Question

Find a quadratic function that fits the set of data points.$$(1,4),(-1,6),(-2,16)$$

Answer

**step1** Understanding the problem

The problem asks us to find a quadratic function that passes through the three given data points: $$(1,4), (-1,6),$$ and $$(-2,16)$$. A quadratic function has the general form $$y = ax^2 + bx + c$$, where a, b, and c are coefficients we need to determine.
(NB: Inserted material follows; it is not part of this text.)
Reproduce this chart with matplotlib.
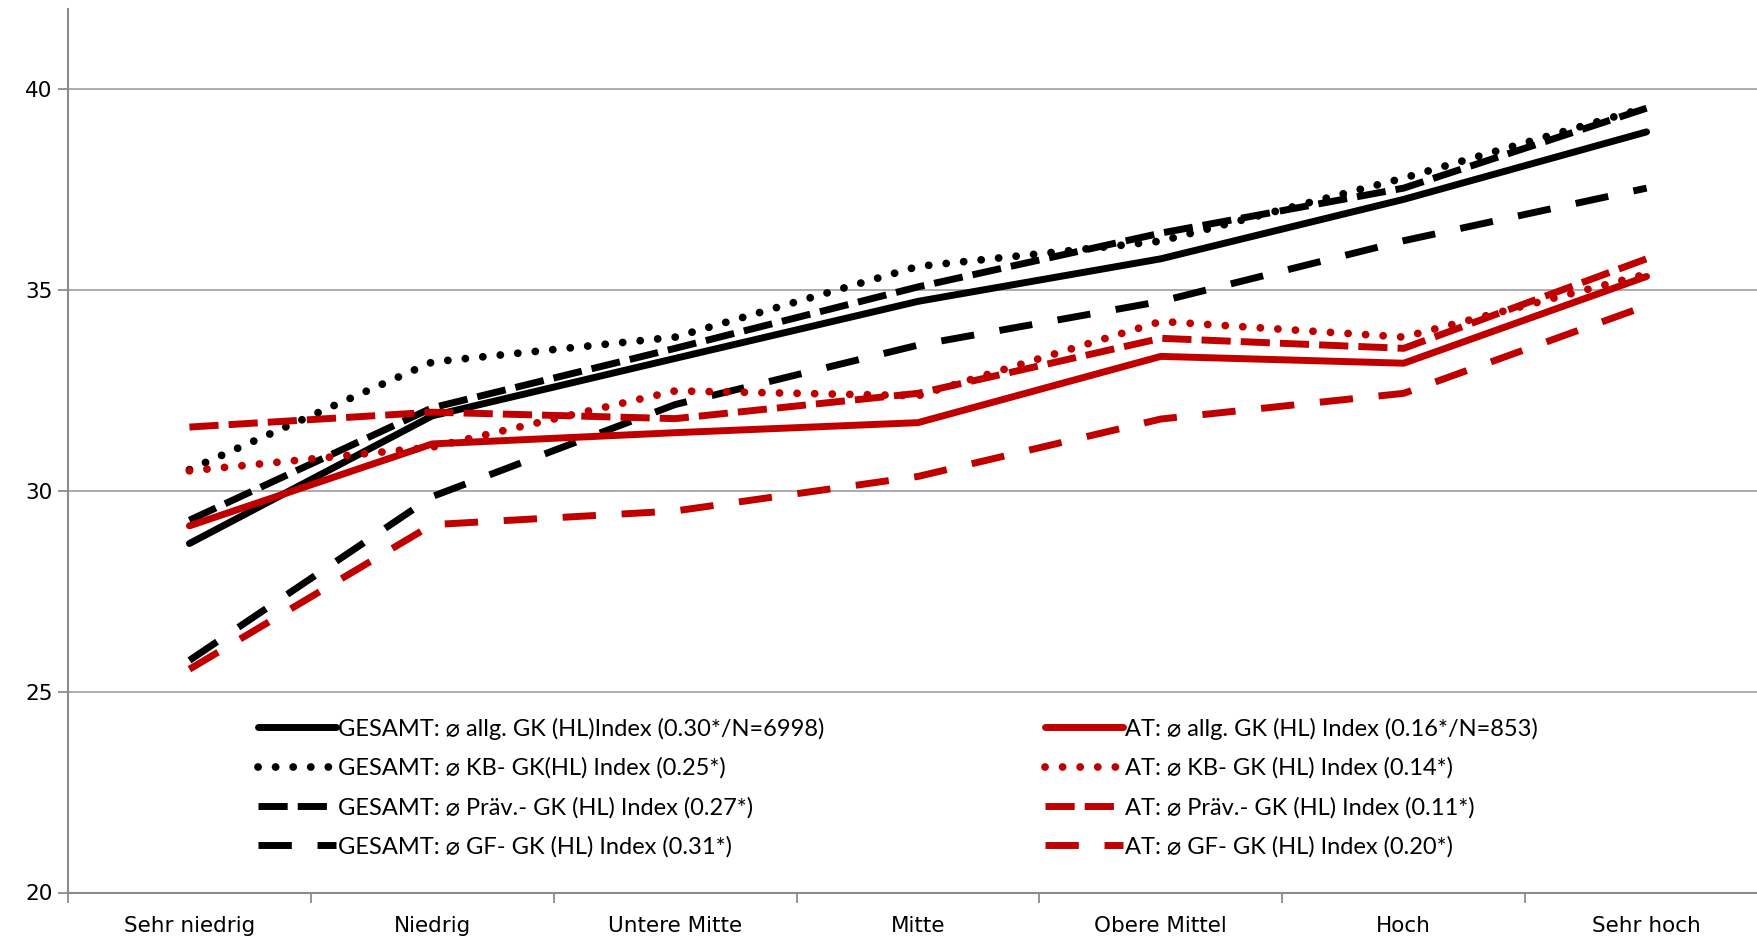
import matplotlib
matplotlib.use('Agg')
import matplotlib.pyplot as plt
import numpy as np

# Categories and series values
categories = ['Sehr niedrig', 'Niedrig', 'Untere Mitte', 'Mitte', 'Obere Mittel', 'Hoch', 'Sehr hoch']

ges_allg = [28.69, 31.87, 33.30, 34.72, 35.78, 37.26, 38.94]
ges_kb = [30.53, 33.21, 33.83, 35.59, 36.22, 37.79, 39.55]
ges_praev = [29.27, 32.07, 33.55, 35.08, 36.42, 37.54, 39.53]
ges_gf = [25.78, 29.86, 32.15, 33.63, 34.72, 36.23, 37.54]

at_allg = [29.13, 31.17, 31.45, 31.70, 33.35, 33.18, 35.34]
at_kb = [30.50, 31.09, 32.49, 32.37, 34.22, 33.83, 35.40]
at_praev = [31.59, 31.96, 31.80, 32.43, 33.80, 33.55, 35.78]
at_gf = [25.56, 29.16, 29.50, 30.36, 31.79, 32.43, 34.61]

labels_ges = ['GESAMT: \u2300 allg. GK (HL)Index (0.30*/N=6998)',
              'GESAMT: \u2300 KB- GK(HL) Index (0.25*)',
              'GESAMT: \u2300 Präv.- GK (HL) Index (0.27*)',
              'GESAMT: \u2300 GF- GK (HL) Index (0.31*)']
labels_at = ['AT: \u2300 allg. GK (HL) Index (0.16*/N=853)',
             'AT: \u2300 KB- GK (HL) Index (0.14*)',
             'AT: \u2300 Präv.- GK (HL) Index (0.11*)',
             'AT: \u2300 GF- GK (HL) Index (0.20*)']

RED = '#C00000'
LW = 5

fig = plt.figure(figsize=(17.58, 9.41), dpi=100)
ax = fig.add_axes([68 / 1758, 48.5 / 941, 1700 / 1758, 883.5 / 941])

x = np.arange(len(categories))

def draw(vals, color, style, label):
    kw = dict(color=color, label=label, solid_capstyle='round')
    if style == 'solid':
        line, = ax.plot(x, vals, lw=LW, **kw)
    elif style == 'dot':
        line, = ax.plot(x, vals, lw=LW + 0.6, dashes=(0.01, 2.25),
                        dash_capstyle='round', **kw)
    elif style == 'dash':
        line, = ax.plot(x, vals, lw=LW, dashes=(4.2, 1.45), **kw)
    else:
        line, = ax.plot(x, vals, lw=LW, dashes=(4.8, 3.7), **kw)
    return line

h_ges = [draw(ges_allg, 'black', 'solid', labels_ges[0]),
         draw(ges_kb, 'black', 'dot', labels_ges[1]),
         draw(ges_praev, 'black', 'dash', labels_ges[2]),
         draw(ges_gf, 'black', 'gf', labels_ges[3])]
h_at = [draw(at_allg, RED, 'solid', labels_at[0]),
        draw(at_kb, RED, 'dot', labels_at[1]),
        draw(at_praev, RED, 'dash', labels_at[2]),
        draw(at_gf, RED, 'gf', labels_at[3])]

ax.set_xlim(-0.5, 6.5)
ax.set_ylim(20, 42)
ax.set_yticks([20, 25, 30, 35, 40])
ax.yaxis.grid(True, color='#A6A6A6', lw=1.3)
ax.set_axisbelow(True)

ax.set_xticks(x)
ax.set_xticklabels(categories, fontsize=15.5)
ax.set_xticks(np.arange(-0.5, 7, 1), minor=True)
ax.tick_params(axis='x', which='major', length=0, pad=17)
ax.tick_params(axis='x', which='minor', length=7, color='#8C8C8C', width=1.3)
ax.tick_params(axis='y', length=7, color='#8C8C8C', width=1.3, labelsize=15.5, pad=4)

for s in ['top', 'right']:
    ax.spines[s].set_visible(False)
for s in ['left', 'bottom']:
    ax.spines[s].set_color('#8C8C8C')
    ax.spines[s].set_linewidth(1.5)

font = dict(family=['Lato', 'DejaVu Sans'], size=17)
leg1 = ax.legend(handles=h_ges, loc='upper left', bbox_to_anchor=(0.0992, 0.222),
                 frameon=False, prop=font, handlelength=3.3, handletextpad=0.1,
                 labelspacing=0.75)
ax.add_artist(leg1)
ax.legend(handles=h_at, loc='upper left', bbox_to_anchor=(0.562, 0.222),
          frameon=False, prop=font, handlelength=3.3, handletextpad=0.1,
          labelspacing=0.75)

fig.savefig('out.png', dpi=100)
**step2** Setting up equations from the data points

We will substitute each given data point into the general quadratic function $$y = ax^2 + bx + c$$ to create a system of linear equations.
For the point $$(1,4)$$:
Substitute $$x=1$$ and $$y=4$$ into the equation:
$$4 = a(1)^2 + b(1) + c$$
$$4 = a + b + c$$ (Equation 1)
For the point $$(-1,6)$$:
Substitute $$x=-1$$ and $$y=6$$ into the equation:
$$6 = a(-1)^2 + b(-1) + c$$
$$6 = a - b + c$$ (Equation 2)
For the point $$(-2,16)$$:
Substitute $$x=-2$$ and $$y=16$$ into the equation:
$$16 = a(-2)^2 + b(-2) + c$$
$$16 = 4a - 2b + c$$ (Equation 3)

**step3** Solving the system of equations for 'b'

We now have a system of three linear equations:
1. $$a + b + c = 4$$
2. $$a - b + c = 6$$
3. $$4a - 2b + c = 16$$
To find the values of a, b, and c, we can use elimination. Let's subtract Equation 2 from Equation 1 to eliminate 'a' and 'c' and solve for 'b':
$$(a + b + c) - (a - b + c) = 4 - 6$$
$$a + b + c - a + b - c = -2$$
$$2b = -2$$
Divide both sides by 2:
$$b = -1$$

**step4** Substituting 'b' to reduce the system

Now that we have the value of $$b = -1$$, we can substitute it into Equation 1 and Equation 3 to get a system of two equations with 'a' and 'c'.
Substitute $$b = -1$$ into Equation 1:
$$a + (-1) + c = 4$$
$$a - 1 + c = 4$$
Add 1 to both sides:
$$a + c = 5$$ (Equation 4)
Substitute $$b = -1$$ into Equation 3:
$$4a - 2(-1) + c = 16$$
$$4a + 2 + c = 16$$
Subtract 2 from both sides:
$$4a + c = 14$$ (Equation 5)

**step5** Solving for 'a' and 'c'

We now have a simpler system of two equations:
4. $$a + c = 5$$
5. $$4a + c = 14$$
Let's subtract Equation 4 from Equation 5 to eliminate 'c' and solve for 'a':
$$(4a + c) - (a + c) = 14 - 5$$
$$4a + c - a - c = 9$$
$$3a = 9$$
Divide both sides by 3:
$$a = 3$$
Now, substitute the value of $$a = 3$$ back into Equation 4 to find 'c':
$$a + c = 5$$
$$3 + c = 5$$
Subtract 3 from both sides:
$$c = 2$$

**step6** Formulating the quadratic function

We have found the values for the coefficients:
$$a = 3$$
$$b = -1$$
$$c = 2$$
Substitute these values back into the general quadratic function $$y = ax^2 + bx + c$$:
$$y = 3x^2 + (-1)x + 2$$
$$y = 3x^2 - x + 2$$
This is the quadratic function that fits the given set of data points.